DATA SHOWN

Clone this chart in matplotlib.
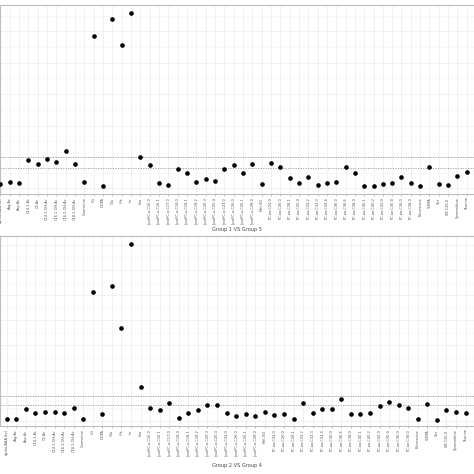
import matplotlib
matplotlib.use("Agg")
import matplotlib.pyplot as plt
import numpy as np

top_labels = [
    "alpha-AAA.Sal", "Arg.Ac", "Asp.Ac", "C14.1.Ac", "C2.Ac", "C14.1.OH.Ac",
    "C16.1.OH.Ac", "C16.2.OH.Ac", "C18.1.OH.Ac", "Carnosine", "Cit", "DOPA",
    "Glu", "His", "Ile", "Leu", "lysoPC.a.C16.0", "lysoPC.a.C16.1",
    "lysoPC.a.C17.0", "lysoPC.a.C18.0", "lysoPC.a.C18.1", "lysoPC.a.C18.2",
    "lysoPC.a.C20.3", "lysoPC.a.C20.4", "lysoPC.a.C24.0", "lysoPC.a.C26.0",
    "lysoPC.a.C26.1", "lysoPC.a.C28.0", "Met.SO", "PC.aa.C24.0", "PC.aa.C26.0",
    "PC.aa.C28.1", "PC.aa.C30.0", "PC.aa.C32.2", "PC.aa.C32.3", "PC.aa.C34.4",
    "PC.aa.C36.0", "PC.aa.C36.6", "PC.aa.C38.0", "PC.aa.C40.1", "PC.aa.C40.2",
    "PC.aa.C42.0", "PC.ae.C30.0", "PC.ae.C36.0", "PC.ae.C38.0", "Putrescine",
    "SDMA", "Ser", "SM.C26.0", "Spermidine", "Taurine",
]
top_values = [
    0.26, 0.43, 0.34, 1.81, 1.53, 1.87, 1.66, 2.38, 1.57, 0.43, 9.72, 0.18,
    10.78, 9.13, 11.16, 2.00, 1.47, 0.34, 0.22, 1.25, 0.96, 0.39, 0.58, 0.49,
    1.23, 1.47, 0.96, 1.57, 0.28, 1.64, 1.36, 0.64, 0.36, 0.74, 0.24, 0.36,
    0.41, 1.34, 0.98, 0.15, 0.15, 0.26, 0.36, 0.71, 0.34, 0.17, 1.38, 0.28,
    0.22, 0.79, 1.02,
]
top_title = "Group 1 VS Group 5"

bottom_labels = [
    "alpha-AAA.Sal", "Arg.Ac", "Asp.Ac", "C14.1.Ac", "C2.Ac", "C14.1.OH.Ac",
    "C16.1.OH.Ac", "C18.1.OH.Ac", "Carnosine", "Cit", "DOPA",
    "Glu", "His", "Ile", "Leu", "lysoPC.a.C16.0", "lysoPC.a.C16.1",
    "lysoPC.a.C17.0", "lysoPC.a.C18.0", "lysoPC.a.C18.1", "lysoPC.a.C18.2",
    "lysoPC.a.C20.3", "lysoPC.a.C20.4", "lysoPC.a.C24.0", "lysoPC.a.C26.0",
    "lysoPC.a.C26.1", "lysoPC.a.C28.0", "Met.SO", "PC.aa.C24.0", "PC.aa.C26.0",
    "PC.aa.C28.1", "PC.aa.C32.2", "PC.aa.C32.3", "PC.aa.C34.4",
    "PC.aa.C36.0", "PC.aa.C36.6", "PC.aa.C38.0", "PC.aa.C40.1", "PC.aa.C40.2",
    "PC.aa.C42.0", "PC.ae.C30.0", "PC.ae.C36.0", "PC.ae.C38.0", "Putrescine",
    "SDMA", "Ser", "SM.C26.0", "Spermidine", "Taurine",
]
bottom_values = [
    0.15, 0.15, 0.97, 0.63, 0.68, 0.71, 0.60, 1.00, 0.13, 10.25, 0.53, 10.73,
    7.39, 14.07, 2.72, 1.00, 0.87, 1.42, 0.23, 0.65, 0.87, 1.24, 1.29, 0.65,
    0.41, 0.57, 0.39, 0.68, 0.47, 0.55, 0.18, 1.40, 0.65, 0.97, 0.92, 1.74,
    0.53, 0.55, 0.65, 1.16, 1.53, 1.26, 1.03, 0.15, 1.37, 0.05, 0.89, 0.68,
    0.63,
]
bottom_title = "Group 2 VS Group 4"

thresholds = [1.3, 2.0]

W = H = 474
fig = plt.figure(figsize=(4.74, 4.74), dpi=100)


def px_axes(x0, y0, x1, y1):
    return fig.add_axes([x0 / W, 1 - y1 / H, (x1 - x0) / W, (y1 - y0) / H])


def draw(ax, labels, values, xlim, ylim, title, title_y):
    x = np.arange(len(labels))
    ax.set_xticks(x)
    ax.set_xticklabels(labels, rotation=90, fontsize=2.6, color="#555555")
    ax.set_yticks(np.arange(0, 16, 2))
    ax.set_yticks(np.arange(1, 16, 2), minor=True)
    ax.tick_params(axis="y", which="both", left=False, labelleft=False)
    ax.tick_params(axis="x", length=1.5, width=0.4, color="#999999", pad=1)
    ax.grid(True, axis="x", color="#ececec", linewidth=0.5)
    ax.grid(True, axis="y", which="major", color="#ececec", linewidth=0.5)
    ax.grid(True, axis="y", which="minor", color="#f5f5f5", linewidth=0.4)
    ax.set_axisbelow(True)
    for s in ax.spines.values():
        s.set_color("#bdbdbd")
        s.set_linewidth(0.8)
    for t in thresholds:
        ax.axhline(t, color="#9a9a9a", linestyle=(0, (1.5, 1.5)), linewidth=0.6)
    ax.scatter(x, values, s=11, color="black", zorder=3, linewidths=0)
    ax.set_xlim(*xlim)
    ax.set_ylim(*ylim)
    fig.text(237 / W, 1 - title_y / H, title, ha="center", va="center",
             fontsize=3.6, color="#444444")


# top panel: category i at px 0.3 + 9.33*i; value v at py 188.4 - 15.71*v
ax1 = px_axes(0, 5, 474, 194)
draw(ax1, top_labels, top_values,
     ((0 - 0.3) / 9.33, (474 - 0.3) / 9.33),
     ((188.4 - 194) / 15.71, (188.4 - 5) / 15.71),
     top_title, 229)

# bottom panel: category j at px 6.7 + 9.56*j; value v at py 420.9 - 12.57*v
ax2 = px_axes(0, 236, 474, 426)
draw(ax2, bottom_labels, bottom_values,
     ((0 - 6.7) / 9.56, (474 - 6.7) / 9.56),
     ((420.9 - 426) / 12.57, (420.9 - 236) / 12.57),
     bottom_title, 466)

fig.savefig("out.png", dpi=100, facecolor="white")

WRITTEN TASK
Copy every line of the data exactly as written, excluding the pictures.

CORRECT RESPONSE
Clone this chart in matplotlib.
import matplotlib
matplotlib.use("Agg")
import matplotlib.pyplot as plt
import numpy as np

top_labels = [
    "alpha-AAA.Sal", "Arg.Ac", "Asp.Ac", "C14.1.Ac", "C2.Ac", "C14.1.OH.Ac",
    "C16.1.OH.Ac", "C16.2.OH.Ac", "C18.1.OH.Ac", "Carnosine", "Cit", "DOPA",
    "Glu", "His", "Ile", "Leu", "lysoPC.a.C16.0", "lysoPC.a.C16.1",
    "lysoPC.a.C17.0", "lysoPC.a.C18.0", "lysoPC.a.C18.1", "lysoPC.a.C18.2",
    "lysoPC.a.C20.3", "lysoPC.a.C20.4", "lysoPC.a.C24.0", "lysoPC.a.C26.0",
    "lysoPC.a.C26.1", "lysoPC.a.C28.0", "Met.SO", "PC.aa.C24.0", "PC.aa.C26.0",
    "PC.aa.C28.1", "PC.aa.C30.0", "PC.aa.C32.2", "PC.aa.C32.3", "PC.aa.C34.4",
    "PC.aa.C36.0", "PC.aa.C36.6", "PC.aa.C38.0", "PC.aa.C40.1", "PC.aa.C40.2",
    "PC.aa.C42.0", "PC.ae.C30.0", "PC.ae.C36.0", "PC.ae.C38.0", "Putrescine",
    "SDMA", "Ser", "SM.C26.0", "Spermidine", "Taurine",
]
top_values = [
    0.26, 0.43, 0.34, 1.81, 1.53, 1.87, 1.66, 2.38, 1.57, 0.43, 9.72, 0.18,
    10.78, 9.13, 11.16, 2.00, 1.47, 0.34, 0.22, 1.25, 0.96, 0.39, 0.58, 0.49,
    1.23, 1.47, 0.96, 1.57, 0.28, 1.64, 1.36, 0.64, 0.36, 0.74, 0.24, 0.36,
    0.41, 1.34, 0.98, 0.15, 0.15, 0.26, 0.36, 0.71, 0.34, 0.17, 1.38, 0.28,
    0.22, 0.79, 1.02,
]
top_title = "Group 1 VS Group 5"

bottom_labels = [
    "alpha-AAA.Sal", "Arg.Ac", "Asp.Ac", "C14.1.Ac", "C2.Ac", "C14.1.OH.Ac",
    "C16.1.OH.Ac", "C18.1.OH.Ac", "Carnosine", "Cit", "DOPA",
    "Glu", "His", "Ile", "Leu", "lysoPC.a.C16.0", "lysoPC.a.C16.1",
    "lysoPC.a.C17.0", "lysoPC.a.C18.0", "lysoPC.a.C18.1", "lysoPC.a.C18.2",
    "lysoPC.a.C20.3", "lysoPC.a.C20.4", "lysoPC.a.C24.0", "lysoPC.a.C26.0",
    "lysoPC.a.C26.1", "lysoPC.a.C28.0", "Met.SO", "PC.aa.C24.0", "PC.aa.C26.0",
    "PC.aa.C28.1", "PC.aa.C32.2", "PC.aa.C32.3", "PC.aa.C34.4",
    "PC.aa.C36.0", "PC.aa.C36.6", "PC.aa.C38.0", "PC.aa.C40.1", "PC.aa.C40.2",
    "PC.aa.C42.0", "PC.ae.C30.0", "PC.ae.C36.0", "PC.ae.C38.0", "Putrescine",
    "SDMA", "Ser", "SM.C26.0", "Spermidine", "Taurine",
]
bottom_values = [
    0.15, 0.15, 0.97, 0.63, 0.68, 0.71, 0.60, 1.00, 0.13, 10.25, 0.53, 10.73,
    7.39, 14.07, 2.72, 1.00, 0.87, 1.42, 0.23, 0.65, 0.87, 1.24, 1.29, 0.65,
    0.41, 0.57, 0.39, 0.68, 0.47, 0.55, 0.18, 1.40, 0.65, 0.97, 0.92, 1.74,
    0.53, 0.55, 0.65, 1.16, 1.53, 1.26, 1.03, 0.15, 1.37, 0.05, 0.89, 0.68,
    0.63,
]
bottom_title = "Group 2 VS Group 4"

thresholds = [1.3, 2.0]

W = H = 474
fig = plt.figure(figsize=(4.74, 4.74), dpi=100)


def px_axes(x0, y0, x1, y1):
    return fig.add_axes([x0 / W, 1 - y1 / H, (x1 - x0) / W, (y1 - y0) / H])


def draw(ax, labels, values, xlim, ylim, title, title_y):
    x = np.arange(len(labels))
    ax.set_xticks(x)
    ax.set_xticklabels(labels, rotation=90, fontsize=2.6, color="#555555")
    ax.set_yticks(np.arange(0, 16, 2))
    ax.set_yticks(np.arange(1, 16, 2), minor=True)
    ax.tick_params(axis="y", which="both", left=False, labelleft=False)
    ax.tick_params(axis="x", length=1.5, width=0.4, color="#999999", pad=1)
    ax.grid(True, axis="x", color="#ececec", linewidth=0.5)
    ax.grid(True, axis="y", which="major", color="#ececec", linewidth=0.5)
    ax.grid(True, axis="y", which="minor", color="#f5f5f5", linewidth=0.4)
    ax.set_axisbelow(True)
    for s in ax.spines.values():
        s.set_color("#bdbdbd")
        s.set_linewidth(0.8)
    for t in thresholds:
        ax.axhline(t, color="#9a9a9a", linestyle=(0, (1.5, 1.5)), linewidth=0.6)
    ax.scatter(x, values, s=11, color="black", zorder=3, linewidths=0)
    ax.set_xlim(*xlim)
    ax.set_ylim(*ylim)
    fig.text(237 / W, 1 - title_y / H, title, ha="center", va="center",
             fontsize=3.6, color="#444444")


# top panel: category i at px 0.3 + 9.33*i; value v at py 188.4 - 15.71*v
ax1 = px_axes(0, 5, 474, 194)
draw(ax1, top_labels, top_values,
     ((0 - 0.3) / 9.33, (474 - 0.3) / 9.33),
     ((188.4 - 194) / 15.71, (188.4 - 5) / 15.71),
     top_title, 229)

# bottom panel: category j at px 6.7 + 9.56*j; value v at py 420.9 - 12.57*v
ax2 = px_axes(0, 236, 474, 426)
draw(ax2, bottom_labels, bottom_values,
     ((0 - 6.7) / 9.56, (474 - 6.7) / 9.56),
     ((420.9 - 426) / 12.57, (420.9 - 236) / 12.57),
     bottom_title, 466)

fig.savefig("out.png", dpi=100, facecolor="white")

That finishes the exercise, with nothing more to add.